▶ **What this task involves**
Give back the full listing verbatim, apart from its images.

▶ **Information shown**
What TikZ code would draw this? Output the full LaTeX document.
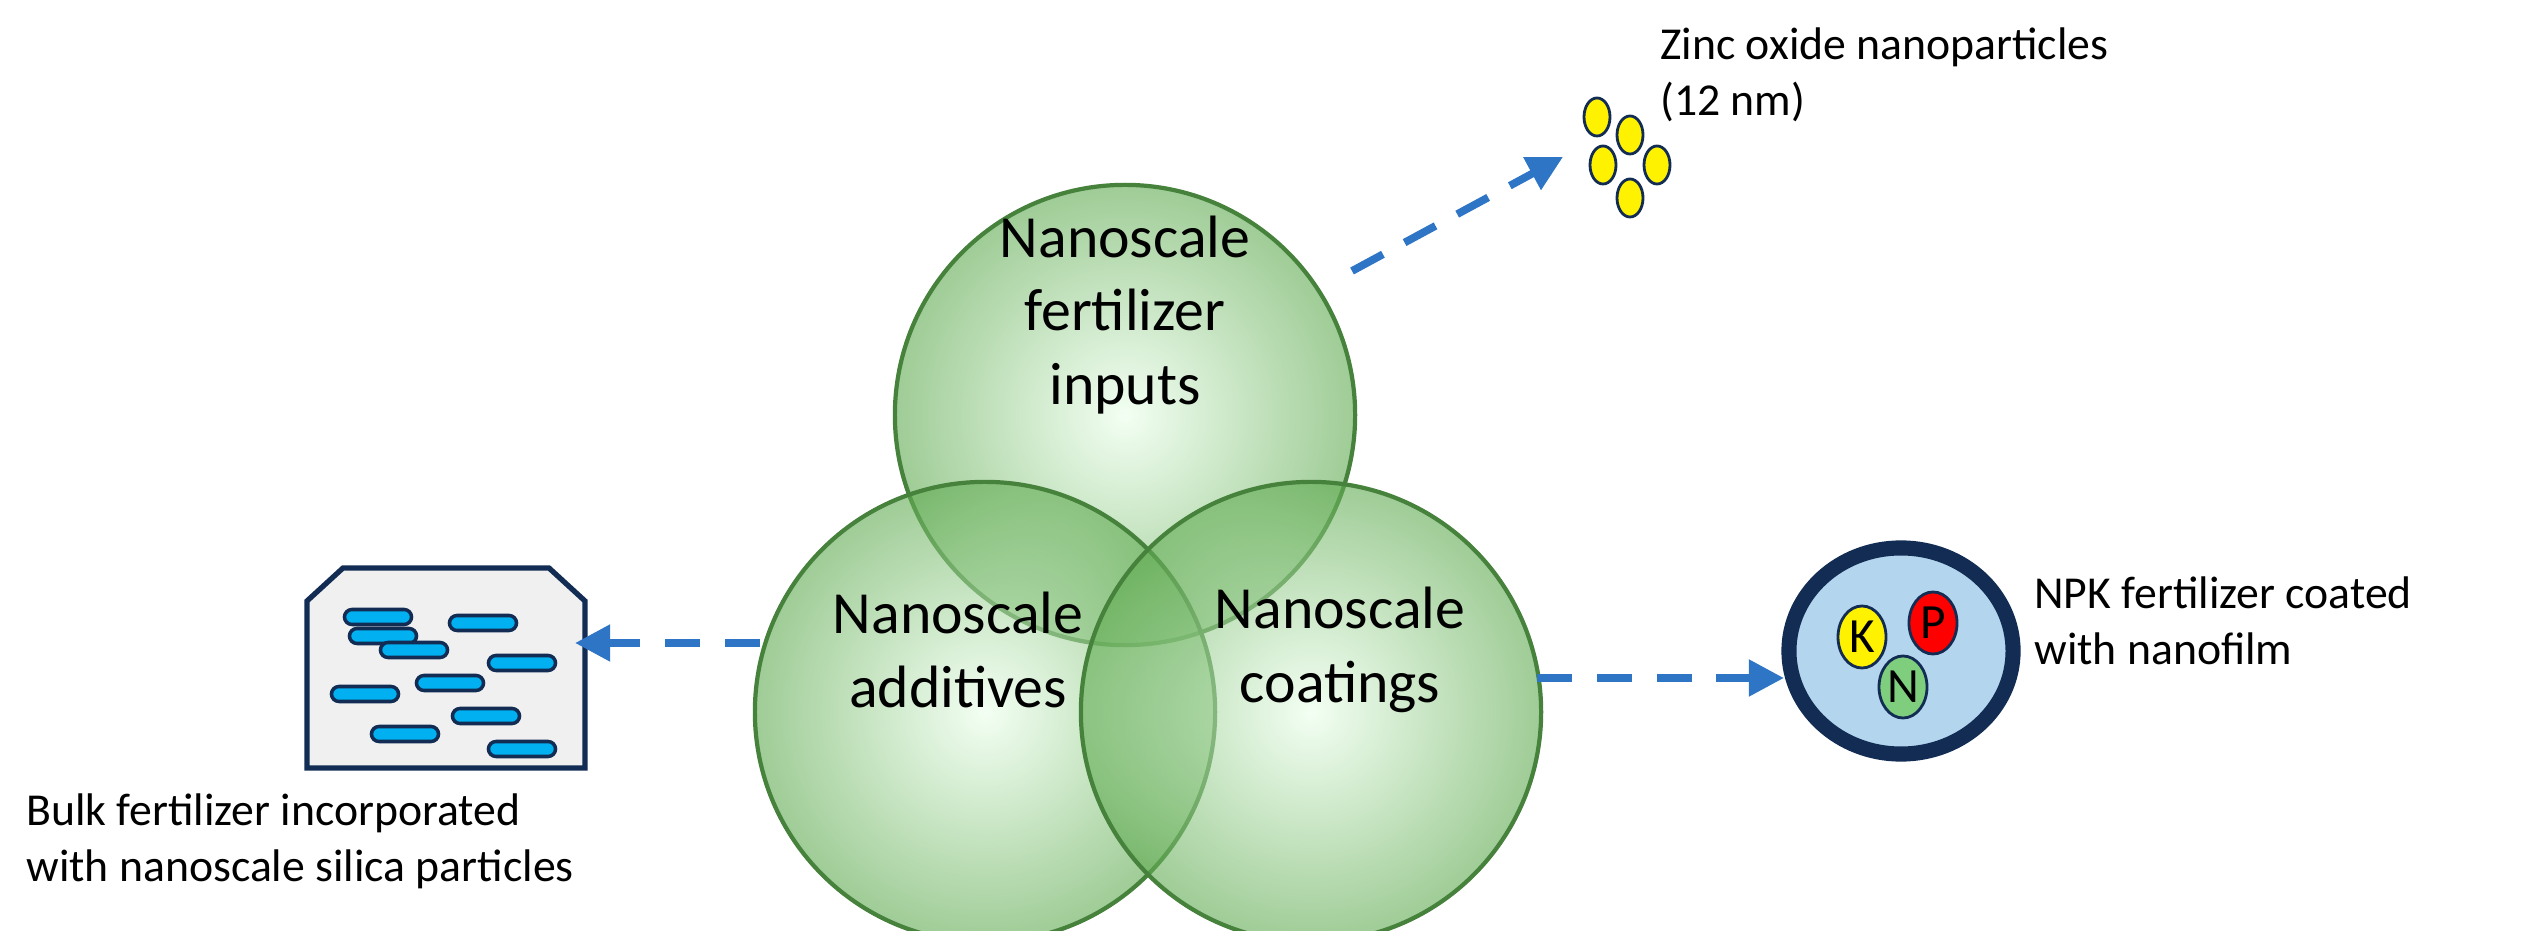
\documentclass[tikz,border=0pt]{standalone}
\usepackage{fontspec}
\setmainfont{Carlito}
\usetikzlibrary{arrows.meta,shapes.geometric,shapes.misc}
\definecolor{arrowblue}{RGB}{46,117,198}
\definecolor{navy}{RGB}{18,44,84}
\definecolor{rodblue}{RGB}{0,176,240}
\definecolor{coatblue}{RGB}{180,213,238}
\definecolor{ringgreen}{RGB}{70,130,60}
\definecolor{rimgreen}{RGB}{95,170,80}
\tikzset{
  venn/.style={circle,minimum size=4.6cm,inner sep=0pt,draw=ringgreen,line width=1.2pt,
    inner color=white!92!green,outer color=rimgreen,fill opacity=0.6,
    text opacity=1,align=center,font=\fontsize{17}{21}\selectfont},
  link/.style={arrowblue,line width=2.2pt,dash pattern=on 10pt off 7pt,-{Triangle[length=10pt,width=10pt]}},
  label/.style={align=left,anchor=west,font=\fontsize{13}{16}\selectfont},
  rod/.style={rounded rectangle,draw=navy,line width=1pt,fill=rodblue,minimum width=0.67cm,minimum height=0.15cm,inner sep=0pt},
  zinc/.style={ellipse,draw=navy,line width=0.8pt,fill=yellow,minimum width=0.26cm,minimum height=0.38cm,inner sep=0pt},
  nutrient/.style={ellipse,draw=navy,line width=0.8pt,minimum width=0.48cm,minimum height=0.62cm,inner sep=0pt,font=\fontsize{14}{16}\selectfont}
}
\begin{document}
\begin{tikzpicture}[x=0.01cm,y=0.01cm]
\useasboundingbox (0,0) rectangle (2521,930);

% venn circles
\node[venn] (inputs) at (1125,515) {};
\node[venn] (additives) at (985,218) {};
\node[venn] (coatings) at (1311,218) {};
\node[align=center,font=\fontsize{17}{21}\selectfont] (inputsText) at (1125,615) {Nanoscale\\fertilizer\\inputs};
\node[align=center,font=\fontsize{17}{21}\selectfont] (additivesText) at (958,280) {Nanoscale\\additives};
\node[align=center,font=\fontsize{17}{21}\selectfont] (coatingsText) at (1340,280) {Nanoscale\\coatings};

% zinc oxide
\foreach \x/\y in {1597/813,1630/795,1603/765,1657/765,1630/732}
  \node[zinc] at (\x,\y) {};
\node[label] (zincText) at (1648,855) {Zinc oxide nanoparticles\\(12 nm)};

% bulk fertilizer
\draw[navy,line width=1.5pt,fill=gray!12] (307,162) -- (307,329) -- (343,362) -- (549,362) -- (585,329) -- (585,162) -- cycle;
\foreach \x/\y in {378/313,483/307,383/294,414/280,522/267,450/247,365/236,486/214,405/196,522/181}
  \node[rod] at (\x,\y) {};
\node[label] (bulkText) at (14,89) {Bulk fertilizer incorporated\\with nanoscale silica particles};

% npk
\node[ellipse,draw=navy,line width=4.3pt,fill=coatblue,minimum width=2.24cm,minimum height=2.06cm,inner sep=0pt] (npk) at (1901,279) {};
\node[nutrient,fill=yellow] (k) at (1862,293) {K};
\node[nutrient,fill=red] (p) at (1933,307) {P};
\node[nutrient,fill=green!45!gray!70] (n) at (1903,243) {N};
\node[label] (npkText) at (2022,309) {NPK fertilizer coated\\with nanofilm};

% arrows
\coordinate (zincEnd) at (1563,773);
\coordinate (bulkEnd) at (575,287);
\coordinate (inputsStart) at (1352,659);
\coordinate (additivesStart) at (760,287);
\coordinate (coatingsStart) at (1537,252);
\coordinate (npkEnd) at (1784,252);
\draw[link] (inputsStart) -- (zincEnd);
\draw[link] (additivesStart) -- (bulkEnd);
\draw[link] (coatingsStart) -- (npkEnd);
\end{tikzpicture}
\end{document}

▶ **Exercise response**
What TikZ code would draw this? Output the full LaTeX document.
\documentclass[tikz,border=0pt]{standalone}
\usepackage{fontspec}
\setmainfont{Carlito}
\usetikzlibrary{arrows.meta,shapes.geometric,shapes.misc}
\definecolor{arrowblue}{RGB}{46,117,198}
\definecolor{navy}{RGB}{18,44,84}
\definecolor{rodblue}{RGB}{0,176,240}
\definecolor{coatblue}{RGB}{180,213,238}
\definecolor{ringgreen}{RGB}{70,130,60}
\definecolor{rimgreen}{RGB}{95,170,80}
\tikzset{
  venn/.style={circle,minimum size=4.6cm,inner sep=0pt,draw=ringgreen,line width=1.2pt,
    inner color=white!92!green,outer color=rimgreen,fill opacity=0.6,
    text opacity=1,align=center,font=\fontsize{17}{21}\selectfont},
  link/.style={arrowblue,line width=2.2pt,dash pattern=on 10pt off 7pt,-{Triangle[length=10pt,width=10pt]}},
  label/.style={align=left,anchor=west,font=\fontsize{13}{16}\selectfont},
  rod/.style={rounded rectangle,draw=navy,line width=1pt,fill=rodblue,minimum width=0.67cm,minimum height=0.15cm,inner sep=0pt},
  zinc/.style={ellipse,draw=navy,line width=0.8pt,fill=yellow,minimum width=0.26cm,minimum height=0.38cm,inner sep=0pt},
  nutrient/.style={ellipse,draw=navy,line width=0.8pt,minimum width=0.48cm,minimum height=0.62cm,inner sep=0pt,font=\fontsize{14}{16}\selectfont}
}
\begin{document}
\begin{tikzpicture}[x=0.01cm,y=0.01cm]
\useasboundingbox (0,0) rectangle (2521,930);

% venn circles
\node[venn] (inputs) at (1125,515) {};
\node[venn] (additives) at (985,218) {};
\node[venn] (coatings) at (1311,218) {};
\node[align=center,font=\fontsize{17}{21}\selectfont] (inputsText) at (1125,615) {Nanoscale\\fertilizer\\inputs};
\node[align=center,font=\fontsize{17}{21}\selectfont] (additivesText) at (958,280) {Nanoscale\\additives};
\node[align=center,font=\fontsize{17}{21}\selectfont] (coatingsText) at (1340,280) {Nanoscale\\coatings};

% zinc oxide
\foreach \x/\y in {1597/813,1630/795,1603/765,1657/765,1630/732}
  \node[zinc] at (\x,\y) {};
\node[label] (zincText) at (1648,855) {Zinc oxide nanoparticles\\(12 nm)};

% bulk fertilizer
\draw[navy,line width=1.5pt,fill=gray!12] (307,162) -- (307,329) -- (343,362) -- (549,362) -- (585,329) -- (585,162) -- cycle;
\foreach \x/\y in {378/313,483/307,383/294,414/280,522/267,450/247,365/236,486/214,405/196,522/181}
  \node[rod] at (\x,\y) {};
\node[label] (bulkText) at (14,89) {Bulk fertilizer incorporated\\with nanoscale silica particles};

% npk
\node[ellipse,draw=navy,line width=4.3pt,fill=coatblue,minimum width=2.24cm,minimum height=2.06cm,inner sep=0pt] (npk) at (1901,279) {};
\node[nutrient,fill=yellow] (k) at (1862,293) {K};
\node[nutrient,fill=red] (p) at (1933,307) {P};
\node[nutrient,fill=green!45!gray!70] (n) at (1903,243) {N};
\node[label] (npkText) at (2022,309) {NPK fertilizer coated\\with nanofilm};

% arrows
\coordinate (zincEnd) at (1563,773);
\coordinate (bulkEnd) at (575,287);
\coordinate (inputsStart) at (1352,659);
\coordinate (additivesStart) at (760,287);
\coordinate (coatingsStart) at (1537,252);
\coordinate (npkEnd) at (1784,252);
\draw[link] (inputsStart) -- (zincEnd);
\draw[link] (additivesStart) -- (bulkEnd);
\draw[link] (coatingsStart) -- (npkEnd);
\end{tikzpicture}
\end{document}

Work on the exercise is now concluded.